US News

Mr. Big Gulp bust

The owners of a dozen 7-Eleven stores on Long Island maintained a “modern-day plantation system” of illegal immigrants to provide cheap labor for their Slurpee empire, federal authorities charged yesterday.

A wealthy immigrant who has hobnobbed with former Pakistani President Pervez Musharraf was among those busted in the operation, which allegedly included stores on Long Island and in Virginia.

Farrukh Baig, 57, allegedly masterminded a long-running scheme that forced dozens of illegal aliens to kick back most of their pay and live in dismal Suffolk County boarding houses in exchange for jobs selling Big Gulps in ritzy towns, including Sag Harbor and Greenport.

The workers, mostly from Pakistan and the Philippines, routinely clocked 100 hours a week behind the counter, for which they were paid only $350 to $500 in cash — about one-quarter of what they had earned, according to the feds.

The scam helped generate more than $180 million in receipts at 14 stores run by Baig, his wife and seven others indicted yesterday, with the profits paying for fancy homes and cars, court papers charge.

New York Homeland Security Investigations Special Agent-in-Charge James T. Hayes Jr. said the defendants “repeatedly and without remorse exploited the very employees who toiled for long hours to make their franchises profitable.”

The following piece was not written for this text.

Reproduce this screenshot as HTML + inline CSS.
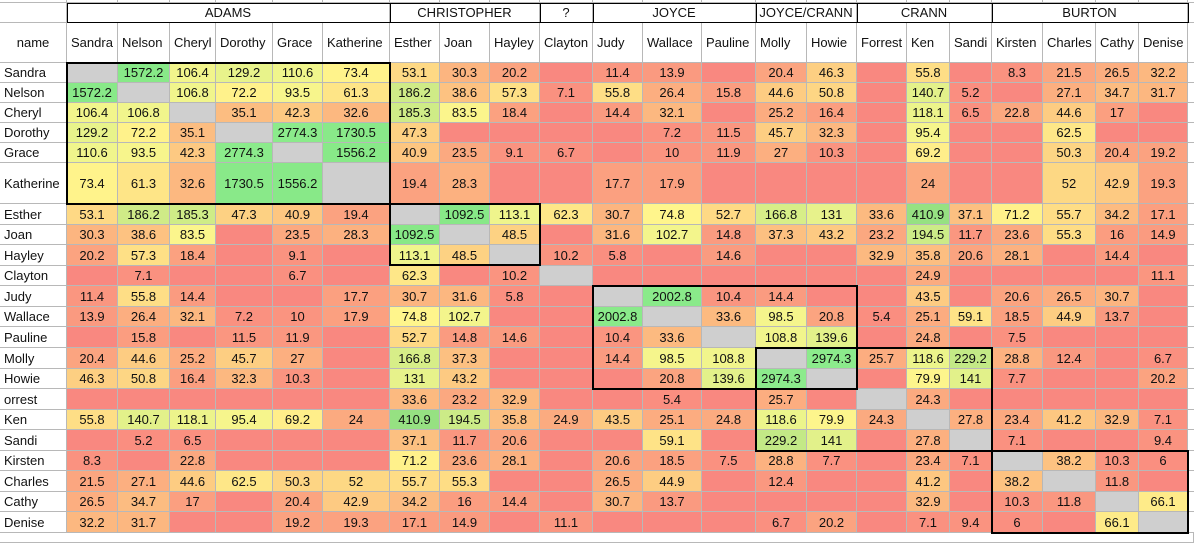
<!DOCTYPE html>
<html><head><meta charset="utf-8"><style>
body{margin:0;width:1194px;height:535px;overflow:hidden;background:#fff;font-family:"Liberation Sans",sans-serif;font-size:13px;position:relative}
.c{position:absolute;box-sizing:border-box;border-right:1px solid #b8b8b8;border-bottom:1px solid #b8b8b8;display:flex;align-items:center;justify-content:center;color:#111;white-space:nowrap;overflow:hidden}
.n{justify-content:flex-start;padding-left:4px}
.b{position:absolute;background:#000}
</style></head><body>
<div id="g"></div>
<script>
var X=[0,67,118,170,216,273,323,390,440,490,540,593,643,702,756,807,857,907,950,992,1043,1096,1139,1188];
var names=["Sandra","Nelson","Cheryl","Dorothy","Grace","Katherine","Esther","Joan","Hayley","Clayton","Judy","Wallace","Pauline","Molly","Howie","Forrest","Ken","Sandi","Kirsten","Charles","Cathy","Denise"];
var rn=names.slice();rn[15]="orrest";
var Y=[63,83,103,123,143,163,204];for(var i=1;i<=16;i++)Y.push(Math.round(204+i*20.5625));
var D=`G,1572.2,106.4,129.2,110.6,73.4,53.1,30.3,20.2,_,11.4,13.9,_,20.4,46.3,_,55.8,_,8.3,21.5,26.5,32.2
1572.2,G,106.8,72.2,93.5,61.3,186.2,38.6,57.3,7.1,55.8,26.4,15.8,44.6,50.8,_,140.7,5.2,_,27.1,34.7,31.7
106.4,106.8,G,35.1,42.3,32.6,185.3,83.5,18.4,_,14.4,32.1,_,25.2,16.4,_,118.1,6.5,22.8,44.6,17,_
129.2,72.2,35.1,G,2774.3,1730.5,47.3,_,_,_,_,7.2,11.5,45.7,32.3,_,95.4,_,_,62.5,_,_
110.6,93.5,42.3,2774.3,G,1556.2,40.9,23.5,9.1,6.7,_,10,11.9,27,10.3,_,69.2,_,_,50.3,20.4,19.2
73.4,61.3,32.6,1730.5,1556.2,G,19.4,28.3,_,_,17.7,17.9,_,_,_,_,24,_,_,52,42.9,19.3
53.1,186.2,185.3,47.3,40.9,19.4,G,1092.5,113.1,62.3,30.7,74.8,52.7,166.8,131,33.6,410.9,37.1,71.2,55.7,34.2,17.1
30.3,38.6,83.5,_,23.5,28.3,1092.5,G,48.5,_,31.6,102.7,14.8,37.3,43.2,23.2,194.5,11.7,23.6,55.3,16,14.9
20.2,57.3,18.4,_,9.1,_,113.1,48.5,G,10.2,5.8,_,14.6,_,_,32.9,35.8,20.6,28.1,_,14.4,_
_,7.1,_,_,6.7,_,62.3,_,10.2,G,_,_,_,_,_,_,24.9,_,_,_,_,11.1
11.4,55.8,14.4,_,_,17.7,30.7,31.6,5.8,_,G,2002.8,10.4,14.4,_,_,43.5,_,20.6,26.5,30.7,_
13.9,26.4,32.1,7.2,10,17.9,74.8,102.7,_,_,2002.8,G,33.6,98.5,20.8,5.4,25.1,59.1,18.5,44.9,13.7,_
_,15.8,_,11.5,11.9,_,52.7,14.8,14.6,_,10.4,33.6,G,108.8,139.6,_,24.8,_,7.5,_,_,_
20.4,44.6,25.2,45.7,27,_,166.8,37.3,_,_,14.4,98.5,108.8,G,2974.3,25.7,118.6,229.2,28.8,12.4,_,6.7
46.3,50.8,16.4,32.3,10.3,_,131,43.2,_,_,_,20.8,139.6,2974.3,G,_,79.9,141,7.7,_,_,20.2
_,_,_,_,_,_,33.6,23.2,32.9,_,_,5.4,_,25.7,_,G,24.3,_,_,_,_,_
55.8,140.7,118.1,95.4,69.2,24,410.9,194.5,35.8,24.9,43.5,25.1,24.8,118.6,79.9,24.3,G,27.8,23.4,41.2,32.9,7.1
_,5.2,6.5,_,_,_,37.1,11.7,20.6,_,_,59.1,_,229.2,141,_,27.8,G,7.1,_,_,9.4
8.3,_,22.8,_,_,_,71.2,23.6,28.1,_,20.6,18.5,7.5,28.8,7.7,_,23.4,7.1,G,38.2,10.3,6
21.5,27.1,44.6,62.5,50.3,52,55.7,55.3,_,_,26.5,44.9,_,12.4,_,_,41.2,_,38.2,G,11.8,_
26.5,34.7,17,_,20.4,42.9,34.2,16,14.4,_,30.7,13.7,_,_,_,_,32.9,_,10.3,11.8,G,66.1
32.2,31.7,_,_,19.2,19.3,17.1,14.9,_,11.1,_,_,_,6.7,20.2,_,7.1,9.4,6,_,66.1,G`.split("\n").map(function(r){return r.split(",")});
var A=[[0,[249,136,128]],[10,[250,148,128]],[20,[251,163,128]],[30,[252,180,128]],[45,[253,205,130]],[60,[254,228,135]],[75,[255,245,140]],[110,[240,245,140]],[190,[205,235,135]],[410,[150,225,130]],[1000,[135,232,135]],[3000,[140,235,140]]];
function col(v){if(v=="G")return"#cfcfcf";if(v=="_")v=0;v=+v;for(var i=1;i<A.length;i++){if(v<=A[i][0]){var t=(v-A[i-1][0])/(A[i][0]-A[i-1][0]);var a=A[i-1][1],b=A[i][1];return"rgb("+a.map(function(x,k){return Math.round(x+(b[k]-x)*t)}).join(",")+")"}}return"rgb(140,235,140)"}
var h="";
function cell(x,y,w,hh,bg,txt,cls){h+='<div class="c '+(cls||"")+'" style="left:'+x+'px;top:'+y+'px;width:'+w+'px;height:'+hh+'px;background:'+bg+'">'+txt+'</div>';}
for(var j=0;j<X.length-1;j++)cell(X[j],-20,X[j+1]-X[j],23,"#fff","");
cell(1188,-20,40,23,"#fff","");
var grp=[["",0,67],["ADAMS",67,390],["CHRISTOPHER",390,540],["?",540,593],["JOYCE",593,756],["JOYCE/CRANN",756,857],["CRANN",857,992],["BURTON",992,1188]];
grp.forEach(function(g){cell(g[1],3,g[2]-g[1],20,"#fff",g[0]);});
cell(0,23,67,40,"#fff","name");
for(var j=0;j<22;j++)cell(X[j+1],23,X[j+2]-X[j+1],40,"#fff",names[j],"n");
for(var i=0;i<22;i++){var y=Y[i],hh=Y[i+1]-Y[i];cell(0,y,67,hh,"#fff",rn[i],"n");
for(var j=0;j<22;j++){var v=D[i][j];cell(X[j+1],y,X[j+2]-X[j+1],hh,col(v),(v=="G"||v=="_")?"":v);}
cell(1188,y,40,hh,"#fff","");}
cell(1188,3,40,20,"#fff","");cell(1188,23,40,40,"#fff","");
cell(0,Y[22],1194,10,"#fff","");
function bl(x,y,w,hh){h+='<div class="b" style="left:'+x+'px;top:'+y+'px;width:'+w+'px;height:'+hh+'px"></div>';}
function box(x1,y1,x2,y2){bl(x1-1,y1-1,x2-x1+2,2);bl(x1-1,y2-1,x2-x1+2,2);bl(x1-1,y1-1,2,y2-y1+2);bl(x2-1,y1-1,2,y2-y1+2);}
grp.slice(1).forEach(function(g){bl(g[1],3,1,20);bl(g[2],3,1,20);});
bl(67,3,1121,1);bl(67,22,1121,1);
box(67,63,390,204);box(390,204,540,265);box(593,286,857,389);box(756,348,992,451);box(992,451,1188,533);
bl(593,388,163,2);
document.getElementById("g").innerHTML=h;
</script>
</body></html>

To cover up the operation, Baig and the others allegedly used the stolen IDs of American citizens — including three dead people, an 8-year-old child and a US Coast Guard cadet — to fraudulently process their payrolls through 7-Eleven’s computerized system.

”Inside of this familiar red-, green- and orange- striped facade — beside the coffee and the Big Gulps — [a] decidedly un-American practice was going on,” Brooklyn US Attorney Loretta Lynch said.

Seven of those indicted yesterday are members of Baig’s family, including his wife, Bushra, with whom he shares a palatial, contemporary-style house in swanky Head of the Harbor on Long Island’s North Shore.

Court papers say most of the relatives are naturalized citizens but “maintain strong family ties” to Pakistan, where they travel regularly and have “participated in social events” with Musharraf, the former army chief and president who’s facing charges related to the 2007 assassination of former Prime Minister Benazir Bhutto.

In a statement, 7-Eleven said it “has cooperated with the government’s investigation” and “will take aggressive actions to audit the employment status of all its franchisees’ employees.”